Monday, August 22, 2005
Meeting a litmus test for Hu's grip on the reins

REUTERS in Beijing

A Communist Party meeting in October will provide a litmus test of whether President Hu Jintao has fully consolidated his power, political sources said.

Mr Hu, 62, emerged from the shadow of his predecessor, Jiang Zemin , last September when he became chairman of the party's Central Military Commission.

But Mr Jiang, 79, still wields residual influence through political allies who dominate the all-powerful nine-member Politburo Standing Committee headed by Mr Hu.

A focus of the fifth plenum of the elite 354-strong Central Committee will be whether Mr Hu, who is also party chief, has the political clout to replace one of Mr Jiang's men from a senior position with one of his own.

He was eyeing Liu Yandong , 60, vice-chairwoman of the Chinese People's Political Consultative Conference and minister of the party's united front department, which seeks to win over non-communists, to replace Jiang ally Chen Liangyu , 58, as Shanghai party chief, said four sources with ties to different factions in the party leadership.

If promoted, Ms Liu would be the first woman to become party chief of one of China's 31 provinces and municipalities.

Ms Liu failed to land the same job last year.

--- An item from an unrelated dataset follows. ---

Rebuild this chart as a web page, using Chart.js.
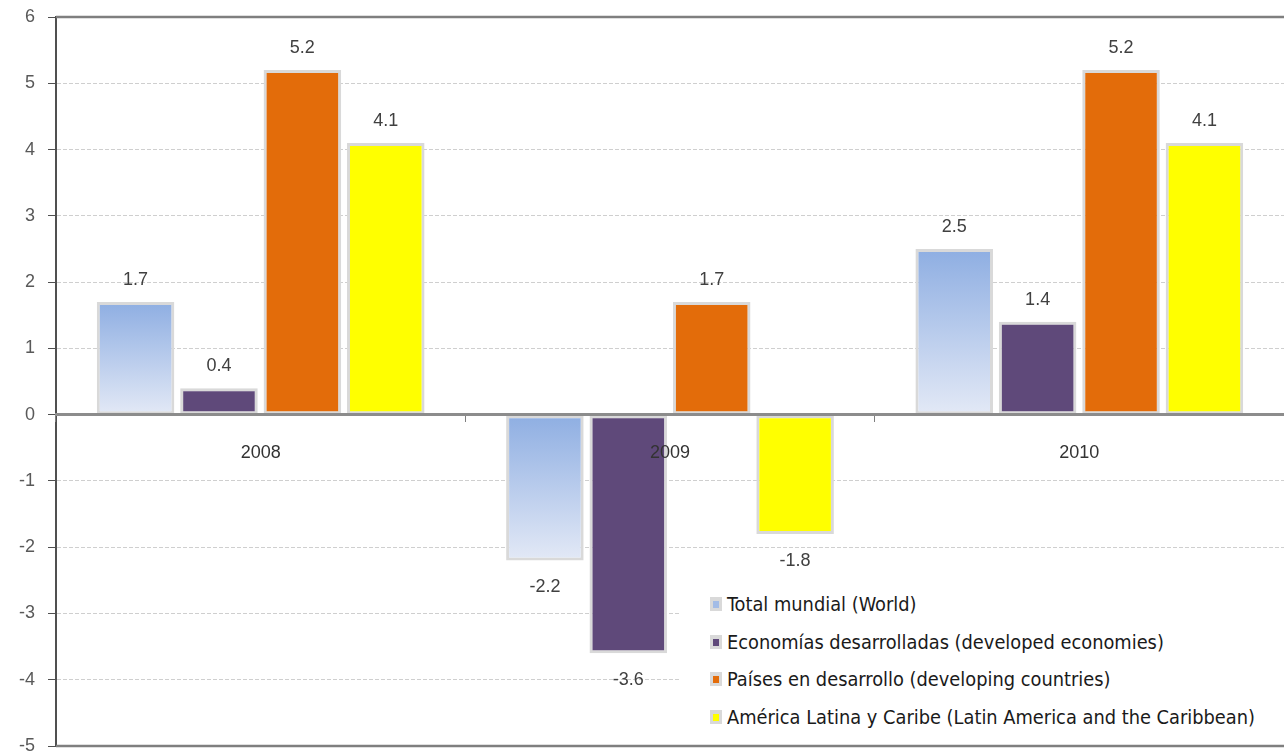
<!DOCTYPE html>
<html>
<head>
<meta charset="utf-8">
<script src="https://cdn.jsdelivr.net/npm/chart.js@4.4.1/dist/chart.umd.min.js"></script>
<style>
  html, body { margin:0; padding:0; background:#fff; }
  #wrap { position:relative; width:1284px; height:756px; overflow:hidden; }
  #legend { position:absolute; left:680px; top:585px; width:604px; height:155px; background:#fff;
            font-family:"DejaVu Sans Condensed","Liberation Sans Narrow",sans-serif; font-size:20px; color:#1a1a1a; }
  .item { position:absolute; left:30px; height:26px; line-height:26px; white-space:nowrap; }
  .mk { position:absolute; left:0; top:6px; width:12px; height:14px; background:#d9d9d9; }
  .mk i { position:absolute; left:3px; top:4px; width:6px; height:7px; }
  .tx { position:absolute; left:17px; top:0; transform-origin:0 50%; }
</style>
</head>
<body>
<div id="wrap">
  <canvas id="c" width="1284" height="756"></canvas>
  <div id="legend"></div>
</div>
<script>
const categories = ["2008", "2009", "2010"];
const seriesNames = [
  "Total mundial (World)",
  "Economías desarrolladas (developed economies)",
  "Países en desarrollo (developing countries)",
  "América Latina y Caribe (Latin America and the Caribbean)"
];
const world = [1.7, -2.2, 2.5];
const developed = [0.4, -3.6, 1.4];
const developing = [5.2, 1.7, 5.2];
const latam = [4.1, -1.8, 4.1];
const yTicks = [-5, -4, -3, -2, -1, 0, 1, 2, 3, 4, 5, 6];

const seriesColors = ["#a3bce6", "#5f497a", "#e36c0a", "#ffff00"];

function worldGradient(ctx) {
  const chart = ctx.chart;
  if (!chart.chartArea || ctx.type !== 'data') return seriesColors[0];
  const v = ctx.raw;
  const y = chart.scales.y;
  const top = y.getPixelForValue(Math.max(v, 0));
  const bot = y.getPixelForValue(Math.min(v, 0));
  const g = chart.ctx.createLinearGradient(0, top, 0, bot);
  g.addColorStop(0, '#8eaee2');
  g.addColorStop(1, '#e3e9f6');
  return g;
}

const valueLabels = {
  id: 'valueLabels',
  afterDraw(chart) {
    const c = chart.ctx;
    c.save();
    c.font = '18px "Liberation Sans", Arial, sans-serif';
    c.fillStyle = '#404040';
    c.textAlign = 'center';
    c.textBaseline = 'middle';
    chart.data.datasets.forEach((ds, di) => {
      const meta = chart.getDatasetMeta(di);
      meta.data.forEach((el, i) => {
        const v = ds.data[i];
        const yy = v >= 0 ? el.y - 22 : el.y + 27;
        c.fillText(v.toFixed(1), el.x, yy);
      });
    });
    c.restore();
  }
};

const frame = {
  id: 'frame',
  afterDraw(chart) {
    const a = chart.chartArea, c = chart.ctx;
    c.save();
    c.strokeStyle = '#7f7f7f';
    c.lineWidth = 2.5;
    c.beginPath();
    c.moveTo(a.left, a.top); c.lineTo(a.right, a.top);
    c.moveTo(a.left, a.bottom); c.lineTo(a.right, a.bottom);
    c.stroke();
    c.restore();
  }
};

const datasets = [world, developed, developing, latam].map((d, i) => ({
  label: seriesNames[i],
  data: d,
  backgroundColor: i === 0 ? worldGradient : seriesColors[i],
  borderColor: '#d9d9d9',
  borderWidth: 3,
  borderSkipped: false,
  categoryPercentage: 0.815,
  barPercentage: 0.93
}));

new Chart(document.getElementById('c'), {
  type: 'bar',
  data: { labels: categories, datasets },
  options: {
    responsive: false,
    animation: false,
    layout: { padding: { top: 17, right: 0, bottom: 10, left: 0 } },
    plugins: { legend: { display: false }, tooltip: { enabled: false } },
    scales: {
      x: {
        position: { y: 0 },
        grid: { z: 1, offset: true, drawOnChartArea: false, tickLength: 6, color: '#7f7f7f', lineWidth: 1 },
        border: { z: 1, color: '#8c8c8c', width: 3 },
        ticks: { z: 1, padding: 22, color: '#333333', font: { family: '"Liberation Sans", Arial, sans-serif', size: 18 } },
        afterFit: s => { s.paddingLeft = 0; s.paddingRight = 0; }
      },
      y: {
        min: -5, max: 6,
        afterBuildTicks: s => { s.ticks = yTicks.map(v => ({ value: v })); },
        afterFit: s => { s.width = 56; s.paddingTop = 0; s.paddingBottom = 0; },
        grid: { color: '#cfcfcf', tickColor: '#505050', tickLength: 8, lineWidth: 1 },
        border: { color: '#505050', width: 2, dash: [4, 2] },
        ticks: { padding: 13, color: '#595959', font: { family: '"Liberation Sans", Arial, sans-serif', size: 18 } }
      }
    }
  },
  plugins: [valueLabels, frame]
});

const lg = document.getElementById('legend');
const texts = [];
seriesNames.forEach((n, i) => {
  const d = document.createElement('div');
  d.className = 'item';
  d.style.top = (6 + i * 37.7) + 'px';
  const mk = document.createElement('span');
  mk.className = 'mk';
  const inner = document.createElement('i');
  inner.style.background = seriesColors[i];
  mk.appendChild(inner);
  d.appendChild(mk);
  const t = document.createElement('span');
  t.className = 'tx';
  t.textContent = n;
  d.appendChild(t);
  lg.appendChild(d);
  texts.push(t);
});
const maxW = Math.max(...texts.map(t => t.getBoundingClientRect().width));
const k = 528 / maxW;
texts.forEach(t => { t.style.transform = 'scaleX(' + k + ')'; });
</script>
</body>
</html>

"Jiang Zemin blocked Liu's rise," a source familiar with the inner workings of the party said. But another said of Mr Jiang, who rose from Shanghai party chief and lives there in retirement, said: "His influence is waning."

In one indication of this, one of Mr Jiang's sons failed to wrest control of the top job in a state-owned telecommunications company, a source said.

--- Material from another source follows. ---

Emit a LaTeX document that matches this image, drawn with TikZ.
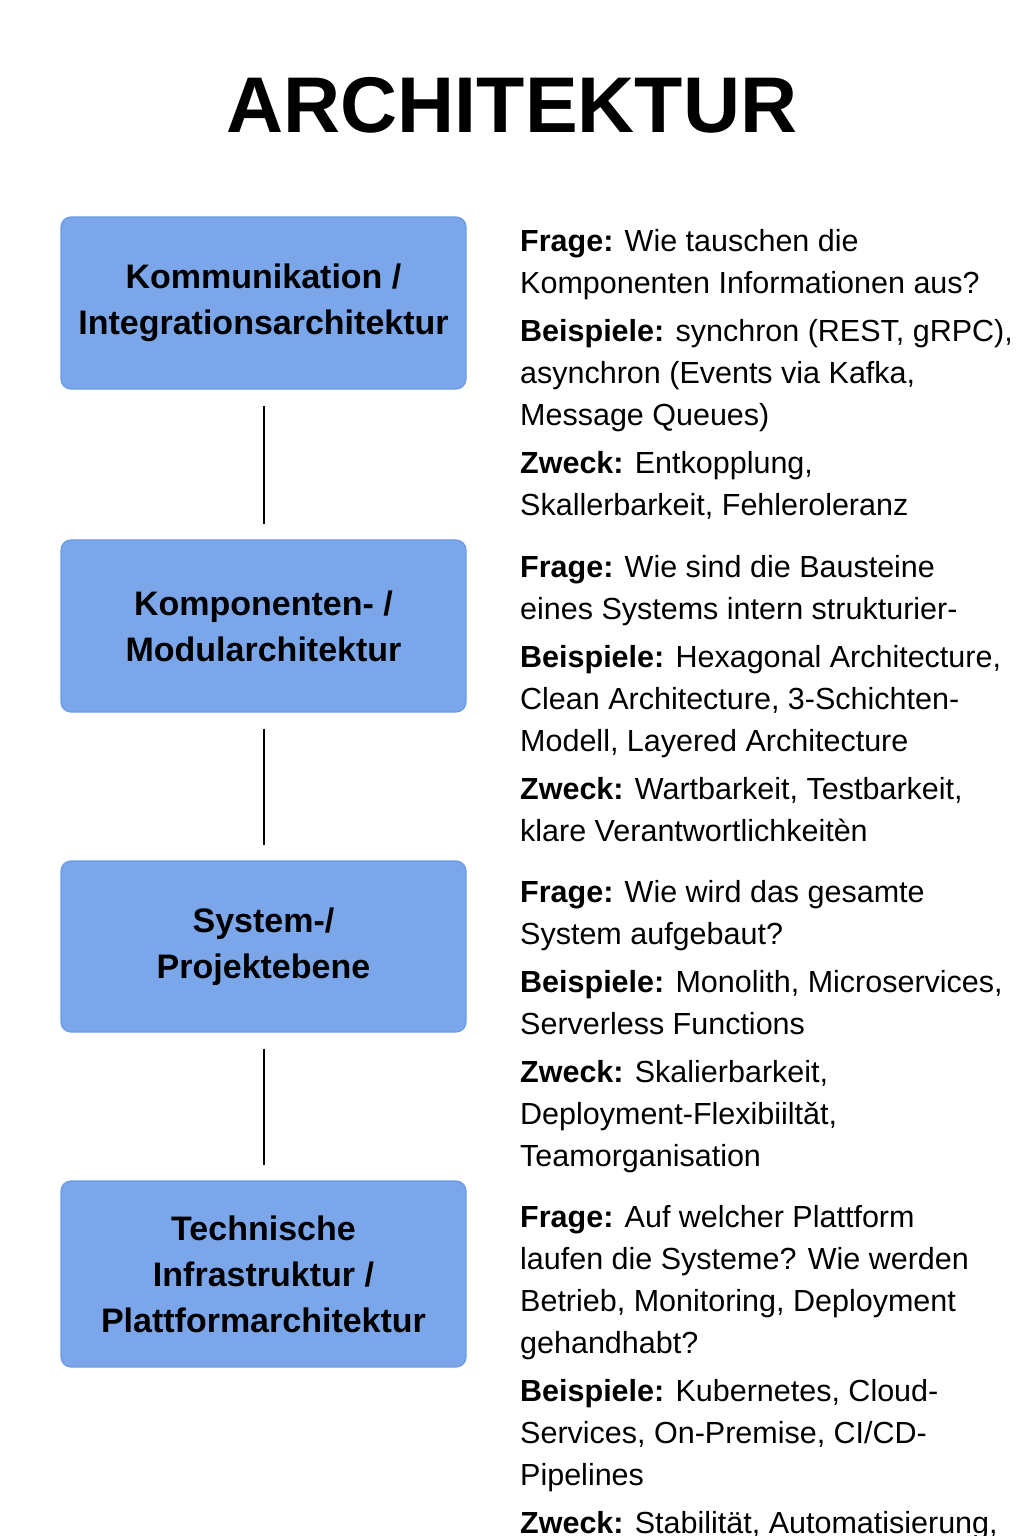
\documentclass[tikz,border=0pt]{standalone}
\usepackage{fontspec}
\setmainfont{Liberation Sans}
\usetikzlibrary{positioning}
\definecolor{boxblue}{HTML}{7BA7EA}
\definecolor{boxedge}{HTML}{6A9BE6}

\begin{document}
\begin{tikzpicture}[x=1pt, y=-1pt,
    layer/.style={draw=boxedge, line width=1.2pt, fill=boxblue, rounded corners=10pt,
      minimum width=405pt, inner sep=0pt, align=center,
      font=\fontsize{34}{46}\selectfont\bfseries},
    info/.style={anchor=north west, inner sep=0pt, align=left,
      font=\fontsize{30.5}{42}\selectfont},
    link/.style={line width=2pt, black, shorten <=16pt, shorten >=15pt}]
  \useasboundingbox[fill=white] (0,0) rectangle (1024,1536);
  \node[font=\fontsize{79}{90}\selectfont\bfseries] (title) at (512,105) {ARCHITEKTUR};

  % linke Spalte: Ebenen
  \node[layer, minimum height=172pt] (kom) at (263.5,303) {Kommunikation /\\Integrationsarchitektur};
  \node[layer, minimum height=172pt] (mod) at (263.5,626) {Komponenten- /\\Modularchitektur};
  \node[layer, minimum height=171pt] (sys) at (263.5,946.5) {System-/\\Projektebene};
  \node[layer, minimum height=186pt] (inf) at (263.5,1274) {Technische\\Infrastruktur /\\Plattformarchitektur};
  \draw[link] (kom) -- (mod);
  \draw[link] (mod) -- (sys);
  \draw[link] (sys) -- (inf);

  % rechte Spalte: Beschreibungen
  \node[info] (komtxt) at (520,229) {\textbf{Frage:} Wie tauschen die\\
    Komponenten Informationen aus?\\[6pt]
    \textbf{Beispiele:} synchron (REST, gRPC),\\
    asynchron (Events via Kafka,\\
    Message Queues)\\[6pt]
    \textbf{Zweck:} Entkopplung,\\
    Skallerbarkeit, Fehleroleranz};
  \node[info] (modtxt) at (520,555) {\textbf{Frage:} Wie sind die Bausteine\\
    eines Systems intern strukturier-\\[6pt]
    \textbf{Beispiele:} Hexagonal Architecture,\\
    Clean Architecture, 3-Schichten-\\
    Modell, Layered Architecture\\[6pt]
    \textbf{Zweck:} Wartbarkeit, Testbarkeit,\\
    klare Verantwortlichkeitèn};
  \node[info] (systxt) at (520,880) {\textbf{Frage:} Wie wird das gesamte\\
    System aufgebaut?\\[6pt]
    \textbf{Beispiele:} Monolith, Microservices,\\
    Serverless Functions\\[6pt]
    \textbf{Zweck:} Skalierbarkeit,\\
    Deployment-Flexibiiltǎt,\\
    Teamorganisation};
  \node[info] (inftxt) at (520,1205) {\textbf{Frage:} Auf welcher Plattform\\
    laufen die Systeme? Wie werden\\
    Betrieb, Monitoring, Deployment\\
    gehandhabt?\\[6pt]
    \textbf{Beispiele:} Kubernetes, Cloud-\\
    Services, On-Premise, CI/CD-\\
    Pipelines\\[6pt]
    \textbf{Zweck:} Stabilität, Automatisierung,};
\end{tikzpicture}
\end{document}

Mr Chen was likely to retain his seat on the party's 24-member decision-making Politburo, sources said, adding that he would be given a largely ceremonial job in Beijing.

Mr Chen's troubles started when he confronted Premier Wen Jiabao , a Hu ally, at a Politburo meeting last year over macroeconomic controls to try to cool an overheating economy.

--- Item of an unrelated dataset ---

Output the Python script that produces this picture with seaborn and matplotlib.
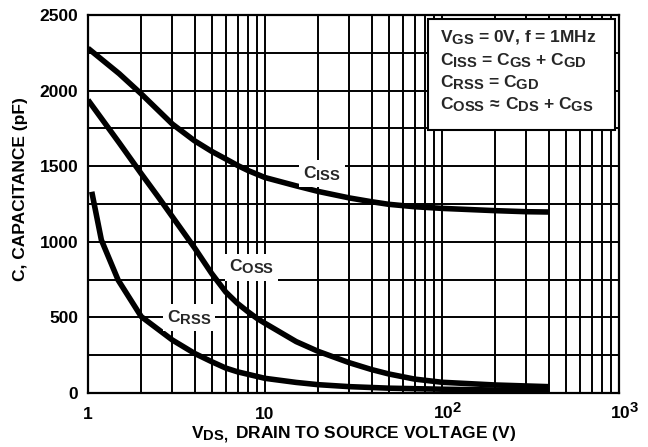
import numpy as np
import pandas as pd
import matplotlib
matplotlib.use("Agg")
import matplotlib.pyplot as plt
import matplotlib._mathtext as _mt
import matplotlib.transforms as mtransforms
import seaborn as sns
from matplotlib.patches import Rectangle
from matplotlib.ticker import FixedLocator, NullLocator

# Data
ciss_v = [1, 1.5, 2, 3, 4, 5, 6, 7, 8, 10, 15, 20, 30, 40, 50, 70, 100, 200, 300, 400]
ciss_c = [2280, 2112, 1978, 1778, 1668, 1598, 1548, 1505, 1472, 1425, 1370, 1333, 1290,
          1265, 1248, 1232, 1221, 1206, 1199, 1197]

coss_v = [1, 1.5, 2, 2.5, 3, 4, 5, 6, 7, 8, 9, 10, 15, 20, 30, 40, 50, 70, 100, 200, 400]
coss_c = [1938, 1655, 1450, 1295, 1165, 960, 790, 668, 592, 538, 494, 461, 340, 275,
          200, 155, 126, 92, 71, 53, 42]

crss_v = [1.05, 1.19, 1.48, 2, 3, 4, 5, 6, 7, 10, 15, 20, 30, 50, 100, 200, 400]
crss_c = [1331, 1012, 747, 505, 350, 262, 207, 165, 140, 97, 70, 55, 42, 32, 25, 20, 18]

y_ticks = [0, 500, 1000, 1500, 2000, 2500]
x_ticks = [1, 10, 100, 1000]
x_ticklabels = ["1", "10", r"$10^{2}$", r"$10^{3}$"]

_mt.SHRINK_FACTOR = 0.85

sns.set_theme(style="white")
plt.rcParams["font.family"] = ["Liberation Sans", "DejaVu Sans"]
plt.rcParams["font.weight"] = "bold"
plt.rcParams["mathtext.fontset"] = "custom"
plt.rcParams["mathtext.rm"] = "Liberation Sans:bold"
plt.rcParams["mathtext.it"] = "Liberation Sans:bold"
plt.rcParams["mathtext.bf"] = "Liberation Sans:bold"
plt.rcParams["mathtext.sf"] = "Liberation Sans:bold"

W, H = 648, 447
L, R, T, B = 88, 619, 15, 393
fig = plt.figure(figsize=(W/100, H/100), dpi=100)
ax = fig.add_axes([L/W, 1 - B/H, (R-L)/W, (B-T)/H])

for xs, ys in [(ciss_v, ciss_c), (coss_v, coss_c), (crss_v, crss_c)]:
    df = pd.DataFrame({"V": xs, "C": ys})
    sns.lineplot(data=df, x="V", y="C", ax=ax, color="black", linewidth=4.0,
                 solid_capstyle="butt", solid_joinstyle="round", zorder=3)

ax.set_xscale("log")
ax.set_xlim(1, 1000)
ax.set_ylim(0, 2500)

# grid
for d in [1, 10, 100]:
    for k in range(1, 10):
        if d * k > 1:
            ax.axvline(d*k, color="black", lw=1.4, zorder=1)
for yv in np.arange(250, 2500, 250):
    ax.axhline(yv, color="black", lw=1.4, zorder=1)

ax.xaxis.set_major_locator(FixedLocator(x_ticks))
ax.xaxis.set_minor_locator(NullLocator())
ax.set_xticklabels(x_ticklabels)
ax.set_yticks(y_ticks)
ax.tick_params(axis="both", length=0, labelsize=12.5, colors="black")
ax.tick_params(axis="x", pad=19)
ax.tick_params(axis="y", pad=7)
for i, lab in enumerate(ax.get_xticklabels()):
    lab.set_fontweight("bold")
    lab.set_va("baseline")
    if i >= 2:
        lab.set_transform(lab.get_transform() +
                          mtransforms.ScaledTranslation(4/72, 0, fig.dpi_scale_trans))
for lab in ax.get_yticklabels():
    lab.set_fontweight("bold")

for s in ax.spines.values():
    s.set_color("black")
    s.set_linewidth(1.6)
    s.set_zorder(6)

ax.set_xlabel(r"$V_{DS,}$ DRAIN TO SOURCE VOLTAGE (V)", fontsize=12.5, fontweight="bold",
              color="black", labelpad=2)
ax.set_ylabel("C, CAPACITANCE (pF)", fontsize=12.5, fontweight="bold", color="black")
ax.yaxis.set_label_coords((28 - L)/(R - L), (B - 189)/(B - T))

# curve labels
bbox = dict(facecolor="white", edgecolor="none", pad=3)
ax.text(21, 1450, r"$C_{ISS}$", fontsize=12.5, ha="center", va="center", bbox=bbox, zorder=4)
ax.text(8.4, 833, r"$C_{OSS}$", fontsize=12.5, ha="center", va="center", bbox=bbox, zorder=4)
ax.text(3.72, 500, r"$C_{RSS}$", fontsize=12.5, ha="center", va="center", bbox=bbox, zorder=4)

# condition box
bx0 = (428 - L)/(R - L)
bx1 = (615 - L)/(R - L)
by0 = (B - 130)/(B - T)
by1 = (B - 19)/(B - T)
ax.add_patch(Rectangle((bx0, by0), bx1 - bx0, by1 - by0, transform=ax.transAxes,
                       facecolor="white", edgecolor="black", lw=1.5, zorder=5))
lines = [r"$V_{GS}$ = 0V, f = 1MHz",
         r"$C_{ISS}$ = $C_{GS}$ + $C_{GD}$",
         r"$C_{RSS}$ = $C_{GD}$",
         r"$C_{OSS}\,\approx\,C_{DS}$ + $C_{GS}$"]
baselines = [42, 65, 87, 109]
for t, yb in zip(lines, baselines):
    ax.text((440 - L)/(R - L), (B - yb)/(B - T), t, transform=ax.transAxes, fontsize=12.5,
            ha="left", va="baseline", zorder=6)

fig.savefig("out.png", dpi=100, facecolor="white")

Mr Hu has been moving key allies to ministerial-level positions as he consolidates power, but the Shanghai party chief's job would be the most senior personnel change engineered by Mr Hu since he replaced Mr Jiang as party chief in 2002 and president in 2003.

Ms Liu's ties to Mr Hu date back to her 1982-91 stint with the Communist Youth League, Mr Hu's power base and the Communist Party's "helping hand and reserve army". It boasts 71.9 million members.

In return for Ms Liu getting the Shanghai job, a key Jiang ally, Vice-President Zeng Qinghong , 66, could be named as a vice-chairman of the military commission.





You didn't refer to the carrot Zeng is (purportedly) being offered: the position on the CMC he missed out on last September when Hu ousted Jiang. So, the question is, does Zeng sacrifice a rook (Chen Liangyu) for the bigger prize of a knight (vice chair position on the CMC to go with the vice presidency)?